Tuesday, February 26, 2013

Winter Paradise

The north wind is wrestling with a warm front, as gray clouds jockey for position. The air is electrified with a cacophony of birds. Like the dissonant noise before a symphony, the musicians warm up. Winged sections flutter overhead. Dozens of sporadic flocks moving, migrating, chirping hello to their southern cousins as they hurry past, using their invisible GPS.
Across the river, the audience of one hundred foot pines and bare armed cypress stands and waits. A few have dressed in their early chartreuse buds of welcome for the traveling orchestra. The resident mockingbird sits silently on the fence, waiting for his cue. The cheep of the local cardinal couple announces their morning fly by. No seed in the feeder, they move on with a titter.  
For a moment the air stills with anticipation. The hawk conductor has spread his wings. He sores on the updraft. Slowly the music of spring begins to rise, wooing the blooms and chlorophyll. A fish jumps. The slap of tail to water creates a percussive ripple.
The north wind tickles the hair on my neck. A chill runs down my arm. I must leave the porch swing and my winter paradise to fill the dryer and make the beds. Snowbirds of the human variety are coming to call.

Thursday, February 21, 2013

February Blues

It's amazing how a little company coming for a visit can create so much dirt. I see fingerprints and cat hair in places where, I'm sure it wasn't last week. I've washed sheets and blankets until the washer groaned. And who spilled that sticky mess in the refrigerator?

Okay, so what? Take a deep breath. If the weather has you stuck inside (or you're sick of cleaning house), and you can't take that refreshing walk, here's an exercise to turn those February "blues" pink.

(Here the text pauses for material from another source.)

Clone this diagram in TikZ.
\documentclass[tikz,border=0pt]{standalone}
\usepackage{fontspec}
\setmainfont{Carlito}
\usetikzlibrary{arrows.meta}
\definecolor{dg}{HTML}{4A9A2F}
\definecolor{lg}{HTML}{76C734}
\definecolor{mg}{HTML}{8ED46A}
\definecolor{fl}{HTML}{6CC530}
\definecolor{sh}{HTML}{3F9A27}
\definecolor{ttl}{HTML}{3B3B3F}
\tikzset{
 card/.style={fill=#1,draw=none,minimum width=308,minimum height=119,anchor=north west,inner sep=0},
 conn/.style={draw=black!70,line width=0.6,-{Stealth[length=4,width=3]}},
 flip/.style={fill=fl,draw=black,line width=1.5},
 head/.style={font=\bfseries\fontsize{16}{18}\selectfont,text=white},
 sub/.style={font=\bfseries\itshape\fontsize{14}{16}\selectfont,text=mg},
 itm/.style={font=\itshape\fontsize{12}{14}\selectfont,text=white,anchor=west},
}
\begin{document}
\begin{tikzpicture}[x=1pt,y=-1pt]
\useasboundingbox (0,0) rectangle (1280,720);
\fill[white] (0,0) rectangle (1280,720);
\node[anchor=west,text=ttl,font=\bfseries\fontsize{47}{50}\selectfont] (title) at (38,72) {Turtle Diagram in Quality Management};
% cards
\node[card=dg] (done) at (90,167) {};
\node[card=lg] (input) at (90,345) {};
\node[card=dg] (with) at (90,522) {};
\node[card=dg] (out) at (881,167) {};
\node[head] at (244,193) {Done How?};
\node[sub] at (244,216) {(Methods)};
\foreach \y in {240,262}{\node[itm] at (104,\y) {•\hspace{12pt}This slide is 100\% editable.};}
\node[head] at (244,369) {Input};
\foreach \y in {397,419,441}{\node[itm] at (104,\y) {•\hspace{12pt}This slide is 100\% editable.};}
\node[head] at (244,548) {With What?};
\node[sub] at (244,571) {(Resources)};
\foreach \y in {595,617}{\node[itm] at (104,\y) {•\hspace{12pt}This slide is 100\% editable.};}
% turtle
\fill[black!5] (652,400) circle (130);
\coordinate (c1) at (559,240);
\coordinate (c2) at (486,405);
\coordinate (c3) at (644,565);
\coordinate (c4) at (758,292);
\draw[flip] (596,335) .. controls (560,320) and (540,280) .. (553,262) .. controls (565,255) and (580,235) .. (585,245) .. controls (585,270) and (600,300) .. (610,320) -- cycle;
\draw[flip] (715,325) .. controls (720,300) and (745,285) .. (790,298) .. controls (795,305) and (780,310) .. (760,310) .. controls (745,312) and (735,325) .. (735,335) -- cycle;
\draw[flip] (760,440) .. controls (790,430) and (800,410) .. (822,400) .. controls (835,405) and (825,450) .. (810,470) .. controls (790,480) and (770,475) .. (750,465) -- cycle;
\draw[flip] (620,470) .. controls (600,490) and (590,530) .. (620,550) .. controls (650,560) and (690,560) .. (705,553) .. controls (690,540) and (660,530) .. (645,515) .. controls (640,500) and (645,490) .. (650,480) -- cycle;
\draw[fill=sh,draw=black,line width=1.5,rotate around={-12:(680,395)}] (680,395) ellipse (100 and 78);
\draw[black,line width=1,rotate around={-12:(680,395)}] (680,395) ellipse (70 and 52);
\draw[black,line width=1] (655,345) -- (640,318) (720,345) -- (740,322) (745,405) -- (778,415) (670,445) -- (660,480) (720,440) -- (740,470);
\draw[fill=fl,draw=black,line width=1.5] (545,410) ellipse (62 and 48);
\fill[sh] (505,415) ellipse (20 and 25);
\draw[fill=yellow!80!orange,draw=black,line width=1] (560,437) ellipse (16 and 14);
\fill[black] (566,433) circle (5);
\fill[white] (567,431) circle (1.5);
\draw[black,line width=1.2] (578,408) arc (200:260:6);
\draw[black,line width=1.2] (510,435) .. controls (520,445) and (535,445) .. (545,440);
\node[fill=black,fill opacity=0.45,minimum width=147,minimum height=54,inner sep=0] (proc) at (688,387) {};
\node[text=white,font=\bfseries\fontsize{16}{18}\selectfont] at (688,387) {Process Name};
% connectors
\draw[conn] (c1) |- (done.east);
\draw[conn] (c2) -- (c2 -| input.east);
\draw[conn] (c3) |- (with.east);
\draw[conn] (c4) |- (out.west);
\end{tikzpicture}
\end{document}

Wednesday, February 6, 2013


As the leaves fell in September, I remember my despair. My mind ached with the coming gray and bare, the monochrome of winter in South Louisiana. There's no promise of snow here, that fresh fall of magic, waking in the morning to white silence; the reverent beauty that washes the soul. I remember January in Michigan. Shovel in hand, the romance fades; snow turns to gray and fluff to mush.

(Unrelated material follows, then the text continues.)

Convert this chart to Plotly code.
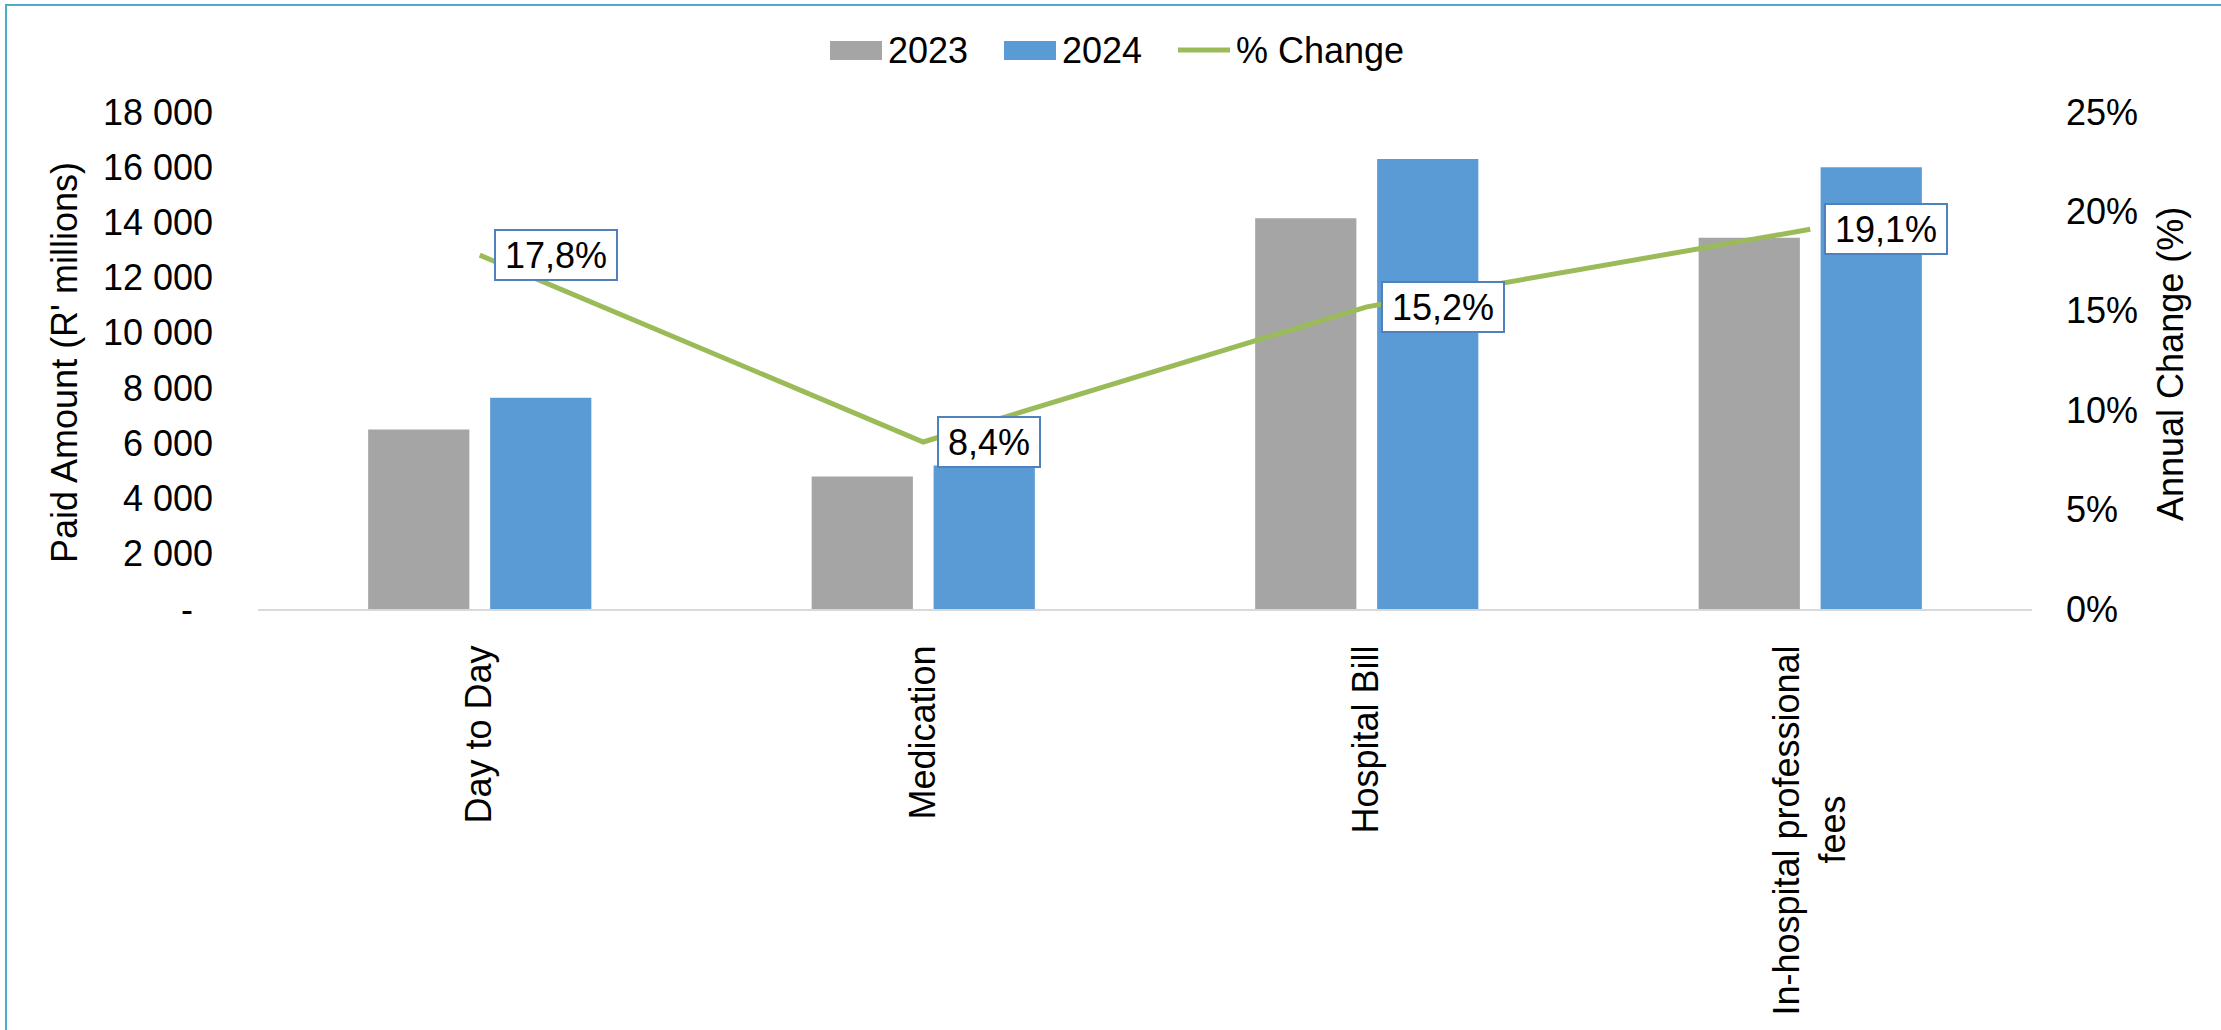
import plotly.graph_objects as go

# ---- data -------------------------------------------------------------
categories = ["Day to Day", "Medication", "Hospital Bill", "In-hospital professional fees"]
category_labels = [
    "Day to Day",
    "Medication",
    "Hospital Bill",
    "In-hospital professional<br>fees" + "\u00a0" * 15,
]
paid_2023 = [6500, 4800, 14150, 13450]
paid_2024 = [7650, 5200, 16300, 16000]
pct_change = [0.178, 0.084, 0.152, 0.191]

left_tickvals = [0, 2000, 4000, 6000, 8000, 10000, 12000, 14000, 16000, 18000]
left_ticktext = ["-\u00a0\u00a0", "2 000", "4 000", "6 000", "8 000", "10 000",
                 "12 000", "14 000", "16 000", "18 000"]
right_tickvals = [0, 0.05, 0.10, 0.15, 0.20, 0.25]

# ---- styling ----------------------------------------------------------
FONT = "Liberation Sans, Arial, sans-serif"
FS = 36
GREY = "#A5A5A5"
BLUE = "#5B9BD5"
GREEN = "#9BBB59"
FRAME = "#4BACC6"
LABEL_BORDER = "#4F81BD"

W, H = 2221, 1030
L, R, T, B = 258, 2032, 112, 609


def px(x):
    return (x - L) / (R - L)


def py(y):
    return (B - y) / (B - T)


# approximate Arial advance widths (em) for the label characters
ADV = {"%": 0.889, ",": 0.278}


def text_width(s):
    return sum(ADV.get(c, 0.556) for c in s) * FS


fig = go.Figure()
fig.add_trace(go.Bar(x=categories, y=paid_2023, name="2023",
                     marker=dict(color=GREY, line=dict(width=0)), showlegend=False))
fig.add_trace(go.Bar(x=categories, y=paid_2024, name="2024",
                     marker=dict(color=BLUE, line=dict(width=0)), showlegend=False))
fig.add_trace(go.Scatter(x=categories, y=pct_change, name="% Change", yaxis="y2",
                         mode="lines", line=dict(color=GREEN, width=5),
                         showlegend=False))

annotations = []
# boxed percentage labels to the right of each point on the line
for cat, v in zip(categories, pct_change):
    label = f"{v * 100:.1f}%".replace(".", ",")
    annotations.append(dict(
        x=cat, y=v, xref="x", yref="y2", text=label, showarrow=False,
        xanchor="left", yanchor="middle", xshift=14,
        font=dict(family=FONT, size=FS, color="#000000"),
        bgcolor="#FFFFFF", bordercolor=LABEL_BORDER, borderwidth=2, borderpad=2,
        width=text_width(label) + 14, height=44,
    ))

# axis titles
annotations.append(dict(x=px(64), y=py(363), xref="paper", yref="paper",
                        text="Paid Amount (R' millions)", textangle=-90, showarrow=False,
                        xanchor="center", yanchor="middle",
                        font=dict(family=FONT, size=FS, color="#000000")))
annotations.append(dict(x=px(2170), y=py(364), xref="paper", yref="paper",
                        text="Annual Change (%)", textangle=-90, showarrow=False,
                        xanchor="center", yanchor="middle",
                        font=dict(family=FONT, size=FS, color="#000000")))

# legend across the top
shapes = []
legend_items = [("2023", "bar", GREY, 830), ("2024", "bar", BLUE, 1004),
                ("% Change", "line", GREEN, 1178)]
for name, kind, color, x0 in legend_items:
    if kind == "bar":
        shapes.append(dict(type="rect", xref="paper", yref="paper",
                           x0=px(x0), x1=px(x0 + 52), y0=py(60), y1=py(41),
                           fillcolor=color, line=dict(width=0)))
    else:
        shapes.append(dict(type="line", xref="paper", yref="paper",
                           x0=px(x0), x1=px(x0 + 52), y0=py(50), y1=py(50),
                           line=dict(color=color, width=5)))
    annotations.append(dict(x=px(x0 + 56), y=py(50), xref="paper", yref="paper",
                            text=name, showarrow=False, xanchor="left", yanchor="middle",
                            font=dict(family=FONT, size=FS, color="#000000")))

# outer frame (top and left edges)
shapes.append(dict(type="line", xref="paper", yref="paper",
                   x0=px(5), x1=px(W + 20), y0=py(5), y1=py(5),
                   line=dict(color=FRAME, width=2)))
shapes.append(dict(type="line", xref="paper", yref="paper",
                   x0=px(6), x1=px(6), y0=py(5), y1=py(H + 20),
                   line=dict(color=FRAME, width=2)))

fig.update_layout(
    width=W, height=H, autosize=False,
    margin=dict(l=L, r=W - R, t=T, b=H - B, pad=0),
    paper_bgcolor="#FFFFFF", plot_bgcolor="#FFFFFF",
    font=dict(family=FONT, size=FS, color="#000000"),
    barmode="group", bargap=0.45, bargroupgap=0.17,
    showlegend=False,
    annotations=annotations, shapes=shapes,
    xaxis=dict(
        tickmode="array", tickvals=categories, ticktext=category_labels,
        tickangle=-90, showline=True, linecolor="#D9D9D9", linewidth=2,
        showgrid=False, zeroline=False, ticks="", automargin=False,
        ticklabelstandoff=20, tickfont=dict(family=FONT, size=FS, color="#000000"),
    ),
    yaxis=dict(
        range=[0, 18000], tickmode="array", tickvals=left_tickvals,
        ticktext=left_ticktext, showgrid=False, zeroline=False, showline=False,
        ticks="", automargin=False, ticklabelstandoff=44,
        tickfont=dict(family=FONT, size=FS, color="#000000"),
    ),
    yaxis2=dict(
        range=[0, 0.25], overlaying="y", side="right", tickmode="array",
        tickvals=right_tickvals, tickformat=".0%", showgrid=False, zeroline=False,
        showline=False, ticks="", automargin=False, ticklabelstandoff=33,
        tickfont=dict(family=FONT, size=FS, color="#000000"),
    ),
)

fig.write_html("out.html")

I pass the barren woods near my house and recall my earlier fears. Striped of its green undergrowth, the new horizon, unseen in summer, stands naked and proud, majestic, serene, uncomplicated. My backyard hosts several ruffly azaleas, dotting the landscape with whimsy. Last year's green lay yellow and dormant beneath the final fallen leaves while perfumed hyacinths sway top heavy with white blossoms. Down the street February Camillas scream spring, dressed in their red finery. Along the country highway thousands of birds, reminiscent of Hitchcock, swoop and dance in migratory clouds, performing avian acrobatics, above fallow fields and unconcerned cows. This is home now, I feel it in my bones, or maybe it's that northeaster blowing in for one last who-rah.